_Aim_:
Without copying any pictures, restate exactly the lines from the start of the records through the line containing "1.71, 1.707, 1.705];".

───── Input rows

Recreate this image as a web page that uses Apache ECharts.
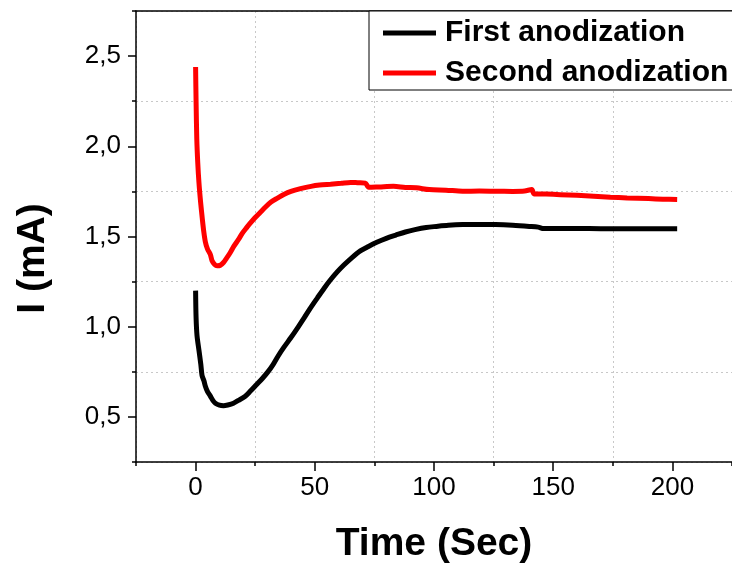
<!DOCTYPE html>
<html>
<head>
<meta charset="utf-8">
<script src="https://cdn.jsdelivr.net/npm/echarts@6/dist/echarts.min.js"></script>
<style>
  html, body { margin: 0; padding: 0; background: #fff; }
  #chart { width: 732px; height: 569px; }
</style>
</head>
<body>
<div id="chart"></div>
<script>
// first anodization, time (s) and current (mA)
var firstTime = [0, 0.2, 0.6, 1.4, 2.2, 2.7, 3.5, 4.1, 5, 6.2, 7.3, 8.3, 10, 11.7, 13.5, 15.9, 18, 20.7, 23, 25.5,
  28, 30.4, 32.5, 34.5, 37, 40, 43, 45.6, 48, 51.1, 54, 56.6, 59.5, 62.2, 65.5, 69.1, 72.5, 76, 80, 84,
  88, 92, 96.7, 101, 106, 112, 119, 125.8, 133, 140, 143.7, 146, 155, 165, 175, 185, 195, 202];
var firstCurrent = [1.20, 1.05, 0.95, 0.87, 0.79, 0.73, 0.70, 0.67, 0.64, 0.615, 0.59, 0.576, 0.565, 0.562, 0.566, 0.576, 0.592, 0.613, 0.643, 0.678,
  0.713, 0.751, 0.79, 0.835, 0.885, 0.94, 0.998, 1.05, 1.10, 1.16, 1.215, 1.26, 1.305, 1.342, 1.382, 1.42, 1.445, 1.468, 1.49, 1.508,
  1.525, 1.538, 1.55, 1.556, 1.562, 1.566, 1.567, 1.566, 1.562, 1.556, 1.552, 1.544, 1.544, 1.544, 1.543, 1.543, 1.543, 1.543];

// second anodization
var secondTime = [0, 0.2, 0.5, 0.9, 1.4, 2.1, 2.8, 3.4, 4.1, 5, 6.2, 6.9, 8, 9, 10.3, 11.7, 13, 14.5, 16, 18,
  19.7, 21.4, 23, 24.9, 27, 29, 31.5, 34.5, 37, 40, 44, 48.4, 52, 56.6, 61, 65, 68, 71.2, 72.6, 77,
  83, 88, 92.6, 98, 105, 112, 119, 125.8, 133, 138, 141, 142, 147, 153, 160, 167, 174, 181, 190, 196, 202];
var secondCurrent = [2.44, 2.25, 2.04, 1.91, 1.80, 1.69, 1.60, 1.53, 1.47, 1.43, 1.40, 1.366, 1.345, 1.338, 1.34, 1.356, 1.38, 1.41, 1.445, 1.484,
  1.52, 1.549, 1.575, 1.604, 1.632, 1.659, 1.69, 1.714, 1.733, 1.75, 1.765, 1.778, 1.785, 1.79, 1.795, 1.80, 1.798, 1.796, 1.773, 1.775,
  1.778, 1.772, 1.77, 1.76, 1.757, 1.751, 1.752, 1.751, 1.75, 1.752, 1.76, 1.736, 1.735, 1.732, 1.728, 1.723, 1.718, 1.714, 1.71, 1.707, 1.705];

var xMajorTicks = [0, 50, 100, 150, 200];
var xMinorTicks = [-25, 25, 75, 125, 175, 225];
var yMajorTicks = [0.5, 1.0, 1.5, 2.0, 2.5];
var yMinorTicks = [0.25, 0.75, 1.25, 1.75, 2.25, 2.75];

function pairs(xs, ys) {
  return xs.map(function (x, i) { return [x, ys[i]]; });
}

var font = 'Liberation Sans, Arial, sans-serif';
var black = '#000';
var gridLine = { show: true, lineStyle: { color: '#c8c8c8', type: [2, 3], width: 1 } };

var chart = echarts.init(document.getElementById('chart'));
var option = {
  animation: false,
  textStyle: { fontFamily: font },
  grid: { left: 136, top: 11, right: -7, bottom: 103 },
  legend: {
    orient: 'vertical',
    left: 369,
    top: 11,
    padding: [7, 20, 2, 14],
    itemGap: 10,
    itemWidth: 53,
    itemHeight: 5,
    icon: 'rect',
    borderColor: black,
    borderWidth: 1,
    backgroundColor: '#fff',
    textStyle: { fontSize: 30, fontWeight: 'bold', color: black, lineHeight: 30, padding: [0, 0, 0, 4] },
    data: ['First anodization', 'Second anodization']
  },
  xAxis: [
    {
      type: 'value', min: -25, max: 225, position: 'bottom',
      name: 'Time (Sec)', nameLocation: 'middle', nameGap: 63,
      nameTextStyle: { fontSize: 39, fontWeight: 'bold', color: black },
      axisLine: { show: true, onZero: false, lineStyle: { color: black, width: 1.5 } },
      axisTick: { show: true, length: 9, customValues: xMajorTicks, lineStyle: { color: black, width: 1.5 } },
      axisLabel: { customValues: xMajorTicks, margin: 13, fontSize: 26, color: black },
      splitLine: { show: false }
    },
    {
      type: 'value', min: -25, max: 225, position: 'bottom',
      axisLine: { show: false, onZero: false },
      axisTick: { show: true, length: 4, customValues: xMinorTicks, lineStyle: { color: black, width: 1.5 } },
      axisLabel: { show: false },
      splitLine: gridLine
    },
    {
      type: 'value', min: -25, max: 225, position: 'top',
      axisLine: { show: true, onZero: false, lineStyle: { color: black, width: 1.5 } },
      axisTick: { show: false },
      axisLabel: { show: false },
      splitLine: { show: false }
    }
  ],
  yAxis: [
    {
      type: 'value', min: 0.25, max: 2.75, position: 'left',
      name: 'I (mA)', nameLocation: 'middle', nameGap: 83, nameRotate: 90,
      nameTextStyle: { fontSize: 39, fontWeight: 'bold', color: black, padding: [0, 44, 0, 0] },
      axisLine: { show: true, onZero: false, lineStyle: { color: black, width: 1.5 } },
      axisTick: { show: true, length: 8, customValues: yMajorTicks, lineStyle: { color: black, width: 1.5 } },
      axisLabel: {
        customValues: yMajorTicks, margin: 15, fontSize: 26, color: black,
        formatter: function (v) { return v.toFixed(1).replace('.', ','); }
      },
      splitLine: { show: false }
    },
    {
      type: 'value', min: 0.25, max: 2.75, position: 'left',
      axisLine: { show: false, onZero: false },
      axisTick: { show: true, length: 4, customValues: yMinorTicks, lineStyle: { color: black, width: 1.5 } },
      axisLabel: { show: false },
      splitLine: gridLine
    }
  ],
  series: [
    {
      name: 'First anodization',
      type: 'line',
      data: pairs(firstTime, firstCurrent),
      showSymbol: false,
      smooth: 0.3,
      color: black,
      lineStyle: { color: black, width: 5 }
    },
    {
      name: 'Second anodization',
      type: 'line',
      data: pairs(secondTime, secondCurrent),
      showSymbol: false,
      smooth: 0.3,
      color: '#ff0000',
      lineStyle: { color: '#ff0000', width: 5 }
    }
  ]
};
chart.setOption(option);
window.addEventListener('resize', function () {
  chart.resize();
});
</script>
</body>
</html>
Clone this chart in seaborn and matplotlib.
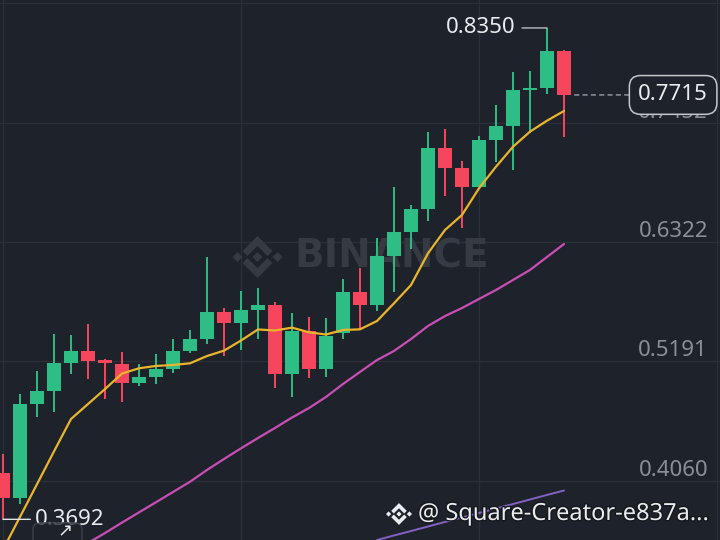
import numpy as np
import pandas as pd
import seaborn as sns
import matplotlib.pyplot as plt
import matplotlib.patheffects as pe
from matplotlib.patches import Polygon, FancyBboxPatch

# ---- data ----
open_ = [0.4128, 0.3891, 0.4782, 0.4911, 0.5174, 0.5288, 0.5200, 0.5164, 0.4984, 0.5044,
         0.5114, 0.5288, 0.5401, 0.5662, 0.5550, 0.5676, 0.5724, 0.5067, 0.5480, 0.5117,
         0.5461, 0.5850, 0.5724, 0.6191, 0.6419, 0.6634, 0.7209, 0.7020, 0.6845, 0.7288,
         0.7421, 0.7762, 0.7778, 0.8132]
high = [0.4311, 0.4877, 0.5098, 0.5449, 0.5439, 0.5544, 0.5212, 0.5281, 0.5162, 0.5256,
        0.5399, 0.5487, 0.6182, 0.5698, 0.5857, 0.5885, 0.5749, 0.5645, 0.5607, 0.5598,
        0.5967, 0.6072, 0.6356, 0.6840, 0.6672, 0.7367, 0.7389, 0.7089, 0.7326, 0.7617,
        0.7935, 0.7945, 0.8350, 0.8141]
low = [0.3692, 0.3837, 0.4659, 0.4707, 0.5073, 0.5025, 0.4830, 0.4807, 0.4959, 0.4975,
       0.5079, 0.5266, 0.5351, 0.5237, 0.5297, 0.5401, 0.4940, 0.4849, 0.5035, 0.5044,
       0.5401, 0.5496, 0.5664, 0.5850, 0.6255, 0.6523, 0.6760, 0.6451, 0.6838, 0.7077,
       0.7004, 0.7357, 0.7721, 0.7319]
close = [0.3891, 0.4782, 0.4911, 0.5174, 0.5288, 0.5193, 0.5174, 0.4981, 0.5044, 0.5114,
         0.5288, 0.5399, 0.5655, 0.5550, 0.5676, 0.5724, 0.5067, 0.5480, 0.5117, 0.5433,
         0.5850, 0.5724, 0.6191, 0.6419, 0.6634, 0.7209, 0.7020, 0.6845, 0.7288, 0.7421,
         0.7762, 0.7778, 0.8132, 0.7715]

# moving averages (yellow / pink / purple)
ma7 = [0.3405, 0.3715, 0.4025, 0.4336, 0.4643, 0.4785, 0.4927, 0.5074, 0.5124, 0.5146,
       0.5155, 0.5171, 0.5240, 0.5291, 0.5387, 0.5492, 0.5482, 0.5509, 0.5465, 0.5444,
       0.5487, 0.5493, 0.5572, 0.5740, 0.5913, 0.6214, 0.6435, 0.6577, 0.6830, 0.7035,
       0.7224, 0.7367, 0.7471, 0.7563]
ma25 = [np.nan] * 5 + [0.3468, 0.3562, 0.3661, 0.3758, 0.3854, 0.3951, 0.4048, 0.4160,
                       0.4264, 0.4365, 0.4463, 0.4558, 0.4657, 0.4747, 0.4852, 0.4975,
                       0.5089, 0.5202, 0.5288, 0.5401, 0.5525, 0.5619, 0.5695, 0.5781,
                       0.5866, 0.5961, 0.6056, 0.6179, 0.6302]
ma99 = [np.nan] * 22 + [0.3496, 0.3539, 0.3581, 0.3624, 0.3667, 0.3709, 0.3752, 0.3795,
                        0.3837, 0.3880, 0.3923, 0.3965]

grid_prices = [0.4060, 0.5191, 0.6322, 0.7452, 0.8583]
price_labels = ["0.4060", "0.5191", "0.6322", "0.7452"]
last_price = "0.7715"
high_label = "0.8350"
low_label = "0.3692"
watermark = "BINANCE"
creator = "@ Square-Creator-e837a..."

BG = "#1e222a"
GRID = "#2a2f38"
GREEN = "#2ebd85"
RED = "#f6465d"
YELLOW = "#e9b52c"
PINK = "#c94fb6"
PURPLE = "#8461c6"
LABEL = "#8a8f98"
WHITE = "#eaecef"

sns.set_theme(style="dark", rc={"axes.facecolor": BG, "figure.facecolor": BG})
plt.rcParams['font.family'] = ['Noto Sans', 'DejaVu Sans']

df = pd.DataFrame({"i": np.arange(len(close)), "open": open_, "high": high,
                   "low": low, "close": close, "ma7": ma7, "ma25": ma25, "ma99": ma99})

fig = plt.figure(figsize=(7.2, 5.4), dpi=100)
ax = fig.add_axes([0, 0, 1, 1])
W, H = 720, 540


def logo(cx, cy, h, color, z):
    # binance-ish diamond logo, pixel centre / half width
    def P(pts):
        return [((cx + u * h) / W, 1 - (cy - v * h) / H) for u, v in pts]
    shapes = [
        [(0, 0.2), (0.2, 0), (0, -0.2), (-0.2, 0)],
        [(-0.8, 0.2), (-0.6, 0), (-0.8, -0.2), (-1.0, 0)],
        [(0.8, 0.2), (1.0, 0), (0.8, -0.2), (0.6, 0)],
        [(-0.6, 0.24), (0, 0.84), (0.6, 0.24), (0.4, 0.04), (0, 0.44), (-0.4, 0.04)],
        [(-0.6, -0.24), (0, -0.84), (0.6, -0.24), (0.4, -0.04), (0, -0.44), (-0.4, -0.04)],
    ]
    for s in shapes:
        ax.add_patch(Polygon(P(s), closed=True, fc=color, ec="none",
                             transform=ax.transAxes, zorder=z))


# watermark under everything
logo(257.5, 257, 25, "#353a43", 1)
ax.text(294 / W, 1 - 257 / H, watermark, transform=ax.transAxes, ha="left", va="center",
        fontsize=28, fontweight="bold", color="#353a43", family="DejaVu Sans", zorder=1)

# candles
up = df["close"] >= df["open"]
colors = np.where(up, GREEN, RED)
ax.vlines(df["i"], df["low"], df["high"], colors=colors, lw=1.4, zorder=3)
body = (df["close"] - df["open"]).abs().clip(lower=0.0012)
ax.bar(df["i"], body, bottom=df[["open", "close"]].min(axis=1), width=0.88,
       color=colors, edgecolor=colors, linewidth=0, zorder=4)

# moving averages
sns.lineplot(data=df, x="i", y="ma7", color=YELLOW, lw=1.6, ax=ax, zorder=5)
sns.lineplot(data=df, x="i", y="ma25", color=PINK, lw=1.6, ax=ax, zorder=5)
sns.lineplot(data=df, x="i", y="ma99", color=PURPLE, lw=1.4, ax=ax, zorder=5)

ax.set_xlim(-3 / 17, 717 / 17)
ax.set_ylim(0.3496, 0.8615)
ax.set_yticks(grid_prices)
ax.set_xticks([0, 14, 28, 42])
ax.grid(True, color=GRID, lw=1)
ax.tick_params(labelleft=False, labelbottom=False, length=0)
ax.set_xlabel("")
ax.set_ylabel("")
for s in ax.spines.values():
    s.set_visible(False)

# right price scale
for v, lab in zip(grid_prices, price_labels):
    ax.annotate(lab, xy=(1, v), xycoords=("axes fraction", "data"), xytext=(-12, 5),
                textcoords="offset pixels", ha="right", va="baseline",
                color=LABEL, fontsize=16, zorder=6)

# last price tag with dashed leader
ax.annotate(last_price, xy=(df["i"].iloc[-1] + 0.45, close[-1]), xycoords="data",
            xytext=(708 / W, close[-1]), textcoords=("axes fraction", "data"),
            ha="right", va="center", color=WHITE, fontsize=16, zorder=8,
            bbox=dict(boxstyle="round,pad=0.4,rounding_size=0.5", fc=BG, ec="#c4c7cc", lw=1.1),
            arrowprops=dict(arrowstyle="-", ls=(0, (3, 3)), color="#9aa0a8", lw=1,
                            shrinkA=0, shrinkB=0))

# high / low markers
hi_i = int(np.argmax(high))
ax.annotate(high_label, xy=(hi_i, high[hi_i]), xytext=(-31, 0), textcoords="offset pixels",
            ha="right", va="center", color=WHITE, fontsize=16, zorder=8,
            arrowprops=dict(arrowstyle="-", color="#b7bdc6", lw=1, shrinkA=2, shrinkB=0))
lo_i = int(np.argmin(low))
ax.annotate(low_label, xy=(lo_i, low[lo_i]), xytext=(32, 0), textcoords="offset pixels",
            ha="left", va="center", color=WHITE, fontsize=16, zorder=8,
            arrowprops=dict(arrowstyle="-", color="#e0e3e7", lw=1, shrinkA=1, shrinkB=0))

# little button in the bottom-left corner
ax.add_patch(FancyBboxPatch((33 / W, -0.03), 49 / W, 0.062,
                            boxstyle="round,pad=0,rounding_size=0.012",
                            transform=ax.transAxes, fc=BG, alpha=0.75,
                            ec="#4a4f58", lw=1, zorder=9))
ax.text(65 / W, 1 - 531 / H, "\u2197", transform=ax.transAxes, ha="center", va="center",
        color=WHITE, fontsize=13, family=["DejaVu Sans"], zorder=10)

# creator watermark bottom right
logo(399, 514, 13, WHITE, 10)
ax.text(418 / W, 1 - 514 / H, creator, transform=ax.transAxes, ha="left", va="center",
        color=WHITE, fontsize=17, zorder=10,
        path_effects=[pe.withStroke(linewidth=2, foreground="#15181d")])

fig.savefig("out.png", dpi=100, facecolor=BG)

──────────

_Answer for this exercise_:
Recreate this image as a web page that uses Apache ECharts.
<!DOCTYPE html>
<html>
<head>
<meta charset="utf-8">
<script src="https://cdn.jsdelivr.net/npm/echarts@6/dist/echarts.min.js"></script>
<style>
  html, body { margin: 0; padding: 0; background: #fff; }
  #chart { width: 732px; height: 569px; }
</style>
</head>
<body>
<div id="chart"></div>
<script>
// first anodization, time (s) and current (mA)
var firstTime = [0, 0.2, 0.6, 1.4, 2.2, 2.7, 3.5, 4.1, 5, 6.2, 7.3, 8.3, 10, 11.7, 13.5, 15.9, 18, 20.7, 23, 25.5,
  28, 30.4, 32.5, 34.5, 37, 40, 43, 45.6, 48, 51.1, 54, 56.6, 59.5, 62.2, 65.5, 69.1, 72.5, 76, 80, 84,
  88, 92, 96.7, 101, 106, 112, 119, 125.8, 133, 140, 143.7, 146, 155, 165, 175, 185, 195, 202];
var firstCurrent = [1.20, 1.05, 0.95, 0.87, 0.79, 0.73, 0.70, 0.67, 0.64, 0.615, 0.59, 0.576, 0.565, 0.562, 0.566, 0.576, 0.592, 0.613, 0.643, 0.678,
  0.713, 0.751, 0.79, 0.835, 0.885, 0.94, 0.998, 1.05, 1.10, 1.16, 1.215, 1.26, 1.305, 1.342, 1.382, 1.42, 1.445, 1.468, 1.49, 1.508,
  1.525, 1.538, 1.55, 1.556, 1.562, 1.566, 1.567, 1.566, 1.562, 1.556, 1.552, 1.544, 1.544, 1.544, 1.543, 1.543, 1.543, 1.543];

// second anodization
var secondTime = [0, 0.2, 0.5, 0.9, 1.4, 2.1, 2.8, 3.4, 4.1, 5, 6.2, 6.9, 8, 9, 10.3, 11.7, 13, 14.5, 16, 18,
  19.7, 21.4, 23, 24.9, 27, 29, 31.5, 34.5, 37, 40, 44, 48.4, 52, 56.6, 61, 65, 68, 71.2, 72.6, 77,
  83, 88, 92.6, 98, 105, 112, 119, 125.8, 133, 138, 141, 142, 147, 153, 160, 167, 174, 181, 190, 196, 202];
var secondCurrent = [2.44, 2.25, 2.04, 1.91, 1.80, 1.69, 1.60, 1.53, 1.47, 1.43, 1.40, 1.366, 1.345, 1.338, 1.34, 1.356, 1.38, 1.41, 1.445, 1.484,
  1.52, 1.549, 1.575, 1.604, 1.632, 1.659, 1.69, 1.714, 1.733, 1.75, 1.765, 1.778, 1.785, 1.79, 1.795, 1.80, 1.798, 1.796, 1.773, 1.775,
  1.778, 1.772, 1.77, 1.76, 1.757, 1.751, 1.752, 1.751, 1.75, 1.752, 1.76, 1.736, 1.735, 1.732, 1.728, 1.723, 1.718, 1.714, 1.71, 1.707, 1.705];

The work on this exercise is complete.